Reilly takes off his gloves and delivers knockout punches to SCOW’s decisions in Wright and Floyd. See our posts here and here. He also endorses Justice Kelly’s dissent in State v. Smith, 2018 WI 2, 15, 379 Wis. 2d 86, 905 N.W.2d 353. Here is a taste of Reilly’s reasoning. Really, you “must read” the whole concurring opinion.

¶31 Wright and Floyd take general statements from Rodriguez and morph them into a global sanction allowing the removal and search of a person premised upon safety as being a part of the “mission” of every minor traffic stop. Wright, 2019 WI 45, ¶¶8-9, 11, 25-27 (citing Rodriguez, 135 S. Ct. at 1616); Floyd, 377 Wis. 2d 394, ¶28. If I happened to be stopped for going five miles over the speed limit, I can now be forced to walk from my vehicle with my hand ordered behind my back and stand over the hood of the officer’s squad so the officer can “ask” to search me. See Floyd, 377 Wis. 2d 394, ¶¶27-28. Floyd found that this walk of shame does not unlawfully extend a stop because it is a part of the “mission” of any stop and is “negligibly burdensome.” See Floyd, 377 Wis. 2d 394, ¶¶26-28. I disagree. We should have the intellectual honesty to call the “mission” what it is—an independent, but unconstitutional ground to continue an investigation and not a mission to protect officer safety.

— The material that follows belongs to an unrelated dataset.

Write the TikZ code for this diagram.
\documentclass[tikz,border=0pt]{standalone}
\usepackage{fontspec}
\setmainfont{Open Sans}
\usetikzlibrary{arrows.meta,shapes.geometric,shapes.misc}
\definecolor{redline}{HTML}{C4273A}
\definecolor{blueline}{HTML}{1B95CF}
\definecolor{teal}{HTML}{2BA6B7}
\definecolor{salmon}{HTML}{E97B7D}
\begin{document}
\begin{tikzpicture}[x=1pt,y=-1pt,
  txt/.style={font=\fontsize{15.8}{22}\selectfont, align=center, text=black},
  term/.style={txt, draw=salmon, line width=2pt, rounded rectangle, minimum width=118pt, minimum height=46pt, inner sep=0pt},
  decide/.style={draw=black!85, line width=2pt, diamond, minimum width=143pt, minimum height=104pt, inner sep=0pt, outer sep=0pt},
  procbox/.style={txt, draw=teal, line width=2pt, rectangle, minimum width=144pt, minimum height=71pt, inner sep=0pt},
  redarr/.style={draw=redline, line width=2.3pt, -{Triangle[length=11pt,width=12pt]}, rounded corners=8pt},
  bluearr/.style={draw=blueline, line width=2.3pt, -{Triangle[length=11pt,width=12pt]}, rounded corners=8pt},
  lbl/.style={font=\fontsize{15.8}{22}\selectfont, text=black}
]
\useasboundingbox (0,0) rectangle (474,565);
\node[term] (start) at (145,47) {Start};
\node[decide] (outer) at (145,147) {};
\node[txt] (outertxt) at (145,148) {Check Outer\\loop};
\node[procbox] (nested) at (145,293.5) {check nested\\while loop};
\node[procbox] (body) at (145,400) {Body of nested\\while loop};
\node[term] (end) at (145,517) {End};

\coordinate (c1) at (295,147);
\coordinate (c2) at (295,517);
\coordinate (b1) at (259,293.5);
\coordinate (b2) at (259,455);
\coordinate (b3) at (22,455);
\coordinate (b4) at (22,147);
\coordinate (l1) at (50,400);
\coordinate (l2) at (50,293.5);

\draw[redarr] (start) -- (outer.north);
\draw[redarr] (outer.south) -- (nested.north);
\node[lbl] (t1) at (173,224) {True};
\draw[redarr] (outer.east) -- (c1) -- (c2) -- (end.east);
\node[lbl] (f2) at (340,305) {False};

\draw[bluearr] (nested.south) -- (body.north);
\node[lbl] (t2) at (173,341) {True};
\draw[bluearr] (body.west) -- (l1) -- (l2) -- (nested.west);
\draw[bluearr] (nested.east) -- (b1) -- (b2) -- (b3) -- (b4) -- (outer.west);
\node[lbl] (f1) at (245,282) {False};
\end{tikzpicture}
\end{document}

 ¶33 We have made mistakes before. In 1857, the United States Supreme Court wrote in Scott v. Sandford (Dred Scott), 60 U.S. 393, 407 (1857), that blacks were “beings of an inferior order” who had “no rights which the white man was bound to respect” and therefore no black person could be a citizen of the United States. Dred Scott’s repugnant decision was made over eighty years after our founders declared (at the peril of their lives) that “all men are created equal.” Wright and Floyd continue, albeit implicitly, the bias that not all people are created equal by authorizing police to pick and choose who they will pull from cars for minor traffic violations when no articulable factors are present that the person has committed or is committing a crime. Wright and Floyd are flawed by focusing only on the government. Our Constitution was not written to protect the government or its agents; it was adopted to protect us from unfettered power in the hands of the government. Wright and Floyd flip constitutional analysis from a bill of rights that protects the people to a bill of rights that allows the government to search and seize on nothing more than a hunch.